Another week.....
It’s really dry season. The temperature is only 24 degrees, but it feels much hotter in the sun which is really scorching. Thank goodness we are under cloud cover for the part of the year when the sun would be straight overhead (we are 5 degrees north of the equator here). The humidity is down to just over 70% today, even inside my house where the floor is still wet when I lift the grass mats – from the cement still trying to dry after construction. I guess I should take the gauge outside and see how humid – or not – it is there. There is a wind today – typical of dry season – and a heavy haze blocks the view down the valley. It will get much worse of course, but this must be the start of the dust. Many people are sick with colds and coughs, and malaria is hitting many people too – it’s the mosquito season with standing water now that the daily downpours have ended. The clothes dried on the line yesterday though, and one can go walking without fear of a drenching, or being caught on the wrong side of a flooded stream.
This wasn’t a great week at Mbingo. A medical residency began here in July, with two local doctors as residents. One was expecting her first child, and since she is well known, there was considerable anticipation. Monday she delivered a stillborn baby – baby fine during labour but she delivered quickly and the cord was tightly around the neck several times. Care here is not quite like the west but it’s pretty good, with a fetal monitor and all. So it was devastating for not only Francine and her husband, but for everyone here, especially the midwives, and for the American GP who was caring for her, as well as being her teacher in the residency program. Over the weekend another staff wife, also well known, delivered a baby at 25 weeks and of course without any neonatal unit, that baby also died. On Tuesday, a very sick 30-year-old woman was brought to theatre with a perforated bowel from typhoid fever. She had delivered a baby 4 weeks before, then was unwell and treated with medication but perhaps not the right thing for typhoid. She must have delayed several days after the perforation before coming to hospital. My students were discussing the reasons for delay – often money is the issue, and in her case, there would have been costs for a new baby, and because she was sick, the family had to buy “artificial milk” – and perhaps there was just not enough money for transport and for a hospital fee. Or maybe the family went first to the traditional healer. In any case, she died shortly after the surgery – and it was probably amazing that anaesthesia got her through it alive.

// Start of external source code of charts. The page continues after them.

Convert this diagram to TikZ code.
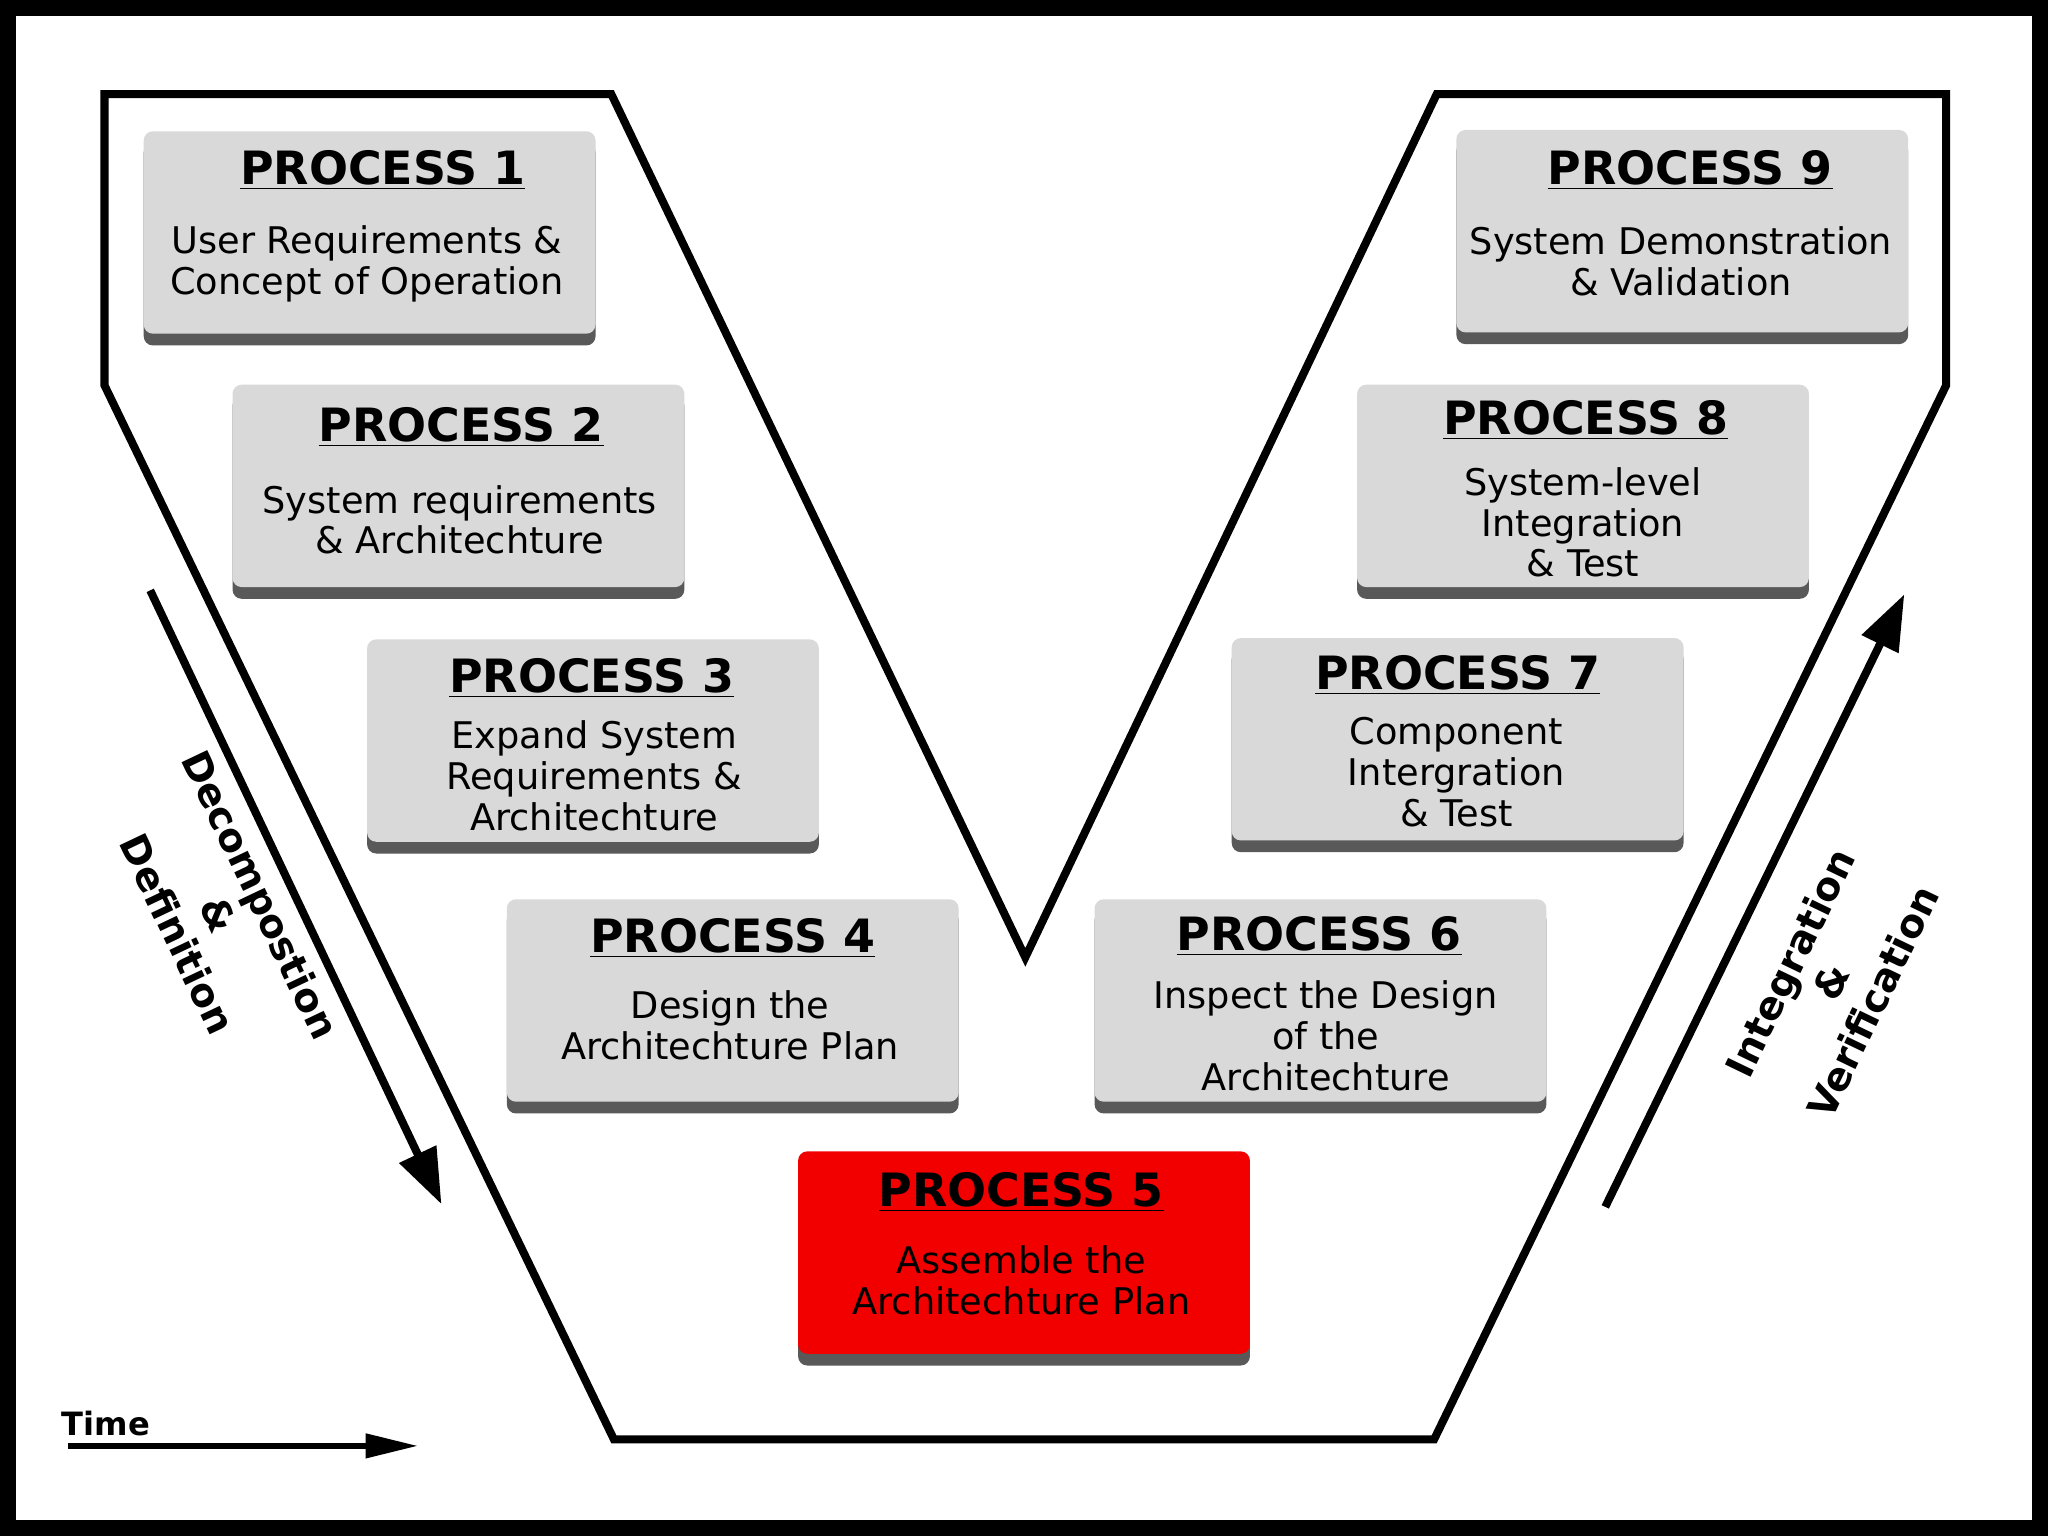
\documentclass[tikz,border=0pt]{standalone}
\usepackage{fontspec}
\setmainfont{DejaVu Sans}
\usetikzlibrary{shadows,arrows.meta}
\begin{document}
\begin{tikzpicture}[x=0.02cm,y=-0.02cm,
  pbox/.style={draw=none,fill=black!15,rounded corners=4pt,minimum width=6.92cm,minimum height=3.1cm,
    drop shadow={shadow xshift=0cm,shadow yshift=-0.18cm,fill=black!65,opacity=1}},
  ttl/.style={font=\fontsize{20}{23}\selectfont\bfseries},
  body/.style={font=\fontsize{16}{17.8}\selectfont,align=center},
  big/.style={line width=3.5pt,-{Triangle[length=0.85cm,width=0.6cm]}},
  side/.style={font=\fontsize{17}{20}\selectfont\bfseries,align=center}]
\fill[black] (0,0) rectangle (1568,1176);
\fill[white] (12,12) rectangle (1556,1164);
\useasboundingbox (0,0) rectangle (1568,1176);
\draw[line width=3.5pt,line join=miter] (80,72) -- (468,72) -- (785,733) -- (1100,72) -- (1490,72) -- (1490,295) -- (1098,1102) -- (470,1102) -- (80,295) -- cycle;
% boxes
\node[pbox] (b1) at (283,178) {};
\node[pbox] (b2) at (351,372) {};
\node[pbox] (b3) at (454,567) {};
\node[pbox] (b4) at (561,766) {};
\node[pbox,fill=red!95!black] (b5) at (784,959) {};
\node[pbox] (b6) at (1011,766) {};
\node[pbox] (b7) at (1116,566) {};
\node[pbox] (b8) at (1212,372) {};
\node[pbox] (b9) at (1288,177) {};
\node[ttl] (t1) at (293,130) {\underline{PROCESS 1}};
\node[body] (x1) at (281,202) {User Requirements \&\\Concept of Operation};
\node[ttl] (t2) at (353,327) {\underline{PROCESS 2}};
\node[body] (x2) at (352,398) {System requirements\\\& Architechture};
\node[ttl] (t3) at (453,519) {\underline{PROCESS 3}};
\node[body] (x3) at (455,594) {Expand System\\Requirements \&\\Architechture};
\node[ttl] (t4) at (561,718) {\underline{PROCESS 4}};
\node[body] (x4) at (559,785) {Design the\\Architechture Plan};
\node[ttl] (t5) at (782,913) {\underline{PROCESS 5}};
\node[body] (x5) at (782,980) {Assemble the\\Architechture Plan};
\node[ttl] (t6) at (1010,717) {\underline{PROCESS 6}};
\node[body] (x6) at (1015,793) {Inspect the Design\\of the\\Architechture};
\node[ttl] (t7) at (1116,517) {\underline{PROCESS 7}};
\node[body] (x7) at (1115,591) {Component\\Intergration\\\& Test};
\node[ttl] (t8) at (1214,322) {\underline{PROCESS 8}};
\node[body] (x8) at (1212,400) {System-level\\Integration\\\& Test};
\node[ttl] (t9) at (1294,130) {\underline{PROCESS 9}};
\node[body] (x9) at (1287,200) {System Demonstration\\\& Validation};
% arrows
\coordinate (l1) at (115,452); \coordinate (l2) at (338,922);
\coordinate (r1) at (1229,924); \coordinate (r2) at (1458,455);
\coordinate (tm1) at (52,1107); \coordinate (tm2) at (320,1107);
\draw[big] (l1) -- (l2);
\draw[big] (r1) -- (r2);
\draw[line width=2.5pt,-{Triangle[length=0.8cm,width=0.36cm]}] (tm1) -- (tm2);
\node[font=\fontsize{14}{16}\selectfont\bfseries] (tl) at (81,1090) {Time};
\node[side,rotate=-64.6] (dl) at (168,700) {Decompostion\\\&\\Definition};
\node[side,rotate=64.3] (il) at (1402,752) {Integration\\\&\\Verification};
\end{tikzpicture}
\end{document}
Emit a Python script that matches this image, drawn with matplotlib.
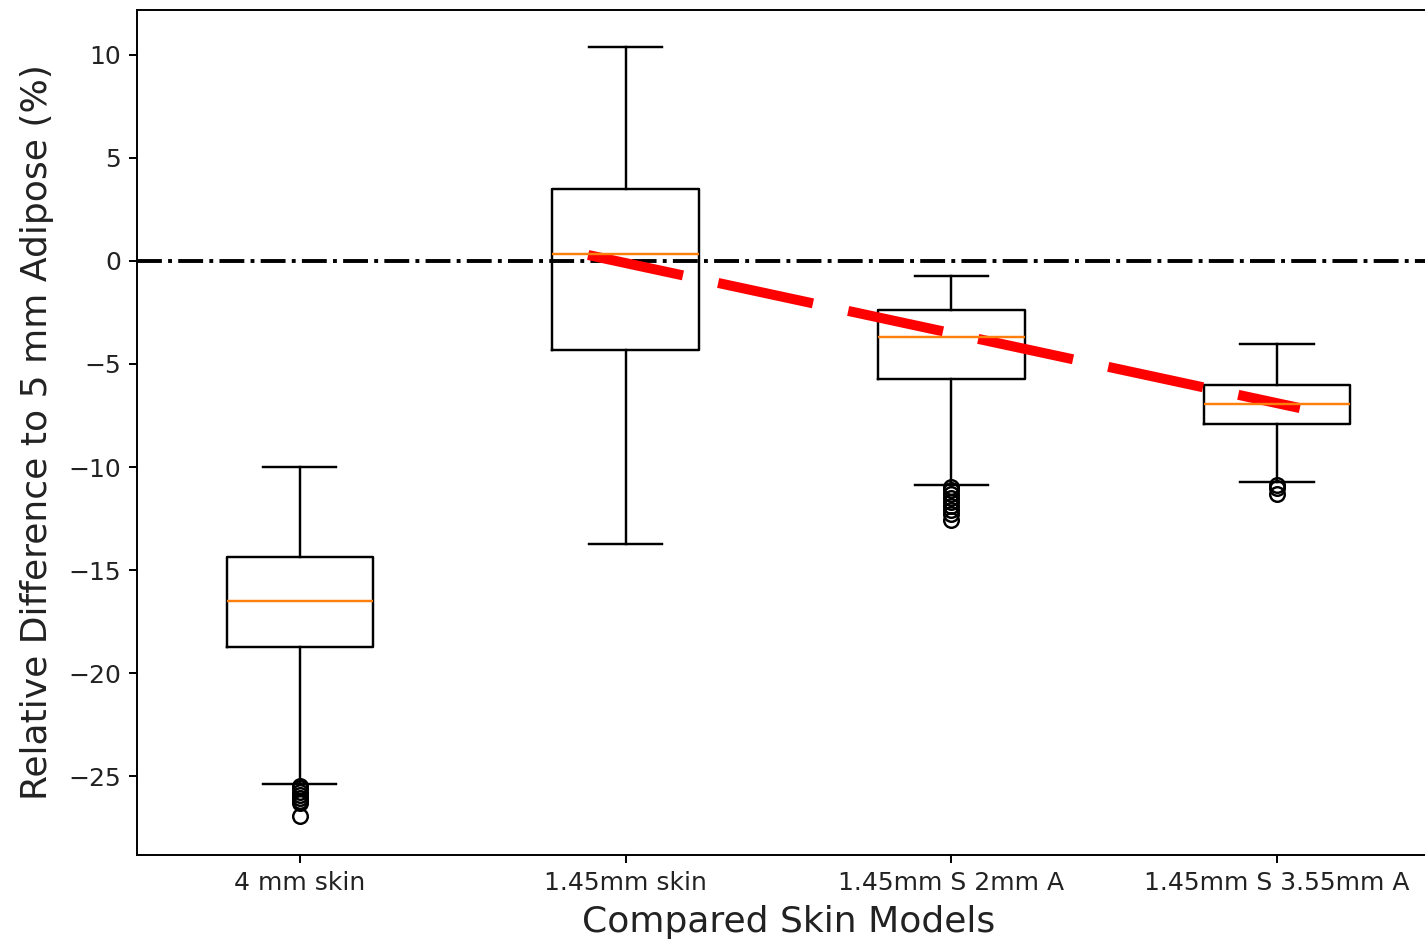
import matplotlib
matplotlib.use("Agg")
import matplotlib.pyplot as plt

labels = ["4 mm skin", "1.45mm skin", "1.45mm S 2mm A", "1.45mm S 3.55mm A"]
whislo = [-25.4, -13.75, -10.85, -10.75]
q1 = [-18.75, -4.3, -5.72, -7.9]
med = [-16.5, 0.34, -3.68, -6.93]
q3 = [-14.35, 3.5, -2.38, -6.02]
whishi = [-10.0, 10.4, -0.72, -4.03]
fliers = [
    [-25.5, -25.6, -25.75, -25.9, -26.05, -26.2, -26.3, -26.95],
    [],
    [-10.95, -11.1, -11.3, -11.5, -11.7, -11.9, -12.1, -12.3, -12.55],
    [-10.85, -11.0, -11.3],
]

# trend line through the last three models
trend_x = [1.885, 4.07]
trend_y = [0.29, -7.14]

stats = []
for i in range(len(labels)):
    stats.append(dict(label=labels[i], whislo=whislo[i], q1=q1[i], med=med[i],
                      q3=q3[i], whishi=whishi[i], fliers=fliers[i]))

fig = plt.figure(figsize=(14.25, 9.43), dpi=100)
ax = fig.add_axes([0.0961, 0.0933, 0.9144, 0.8961])

lw = 1.75
ax.bxp(stats, positions=[1, 2, 3, 4], widths=0.45,
       boxprops=dict(linewidth=lw, color="black"),
       whiskerprops=dict(linewidth=lw, color="black"),
       capprops=dict(linewidth=lw, color="black"),
       medianprops=dict(linewidth=lw, color="C1"),
       flierprops=dict(marker="o", markersize=10.5, markeredgewidth=lw,
                       markerfacecolor="none", markeredgecolor="black"))

ax.axhline(0, color="black", linestyle="-.", linewidth=2.8)
line, = ax.plot(trend_x, trend_y, color="red", linewidth=7.2)
line.set_dashes((9.7, 3.6))

ax.set_xlim(0.5, 4.5)
ax.set_ylim(-28.83, 12.18)
ax.set_yticks([-25, -20, -15, -10, -5, 0, 5, 10])
ax.tick_params(labelsize=18, length=6, width=1.4, labelcolor="#222222")
ax.tick_params(axis="x", pad=5.5)
ax.tick_params(axis="y", pad=5.5)
for s in ax.spines.values():
    s.set_linewidth(1.4)
ax.spines["right"].set_visible(False)

ax.set_xlabel("Compared Skin Models", fontsize=26, labelpad=7, color="#222222")
ax.set_ylabel("Relative Difference to 5 mm Adipose (%)", fontsize=26, labelpad=10,
              color="#222222")

fig.savefig("out.png", dpi=100)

We have a visiting anaesthetist from US who was quite shocked at the death like this of someone so young – unfortunately, we see it not infrequently, always for the same reasons.
On the plus side, my friend Comfort had a number of us expats over for supper one night to share her thanksgiving for being alive one year after a very serious illness that almost killed her. She has terrible allergies to just about every known drug, and must have an autoimmune disorder. But she is quite a marvelous woman and keeps going. It was a happy get-together – and very typically Cameroonian, to celebrate with your friends anything worth celebrating.
Our youngest nurse anaesthetist has just become engaged too, and that is a very happy event. The whole process of marriage here is complex and I still don’t really understand it all. The traditional part of his wedding will not be an “event” open to friends, but simply delivery of the bride price to her family – and the public wedding will be the church one, sometime early in the New Year. Our OR nurse who heads the ortho team is being married next Saturday here in Mbingo – this will be my 2nd Cameroon wedding and I’m excited about it. His traditional marriage was while I was home unfortunately – that would have been interesting to attend. His church wedding will be quite western, if the wedding I attended last year is anything to go by.
The garden is growing quickly, with small flowers on the Sweet 100 tomatoes, and beans ready to flower. Gideon mulched it all yesterday with grass, since the sun dries the soil in just hours. So far nobody has picked me up the requested hose in Bamenda, so I feel like a real village woman, carrying bucket upon bucket of water to the flowers and veges. I should have just walked to Bamenda and got the hose!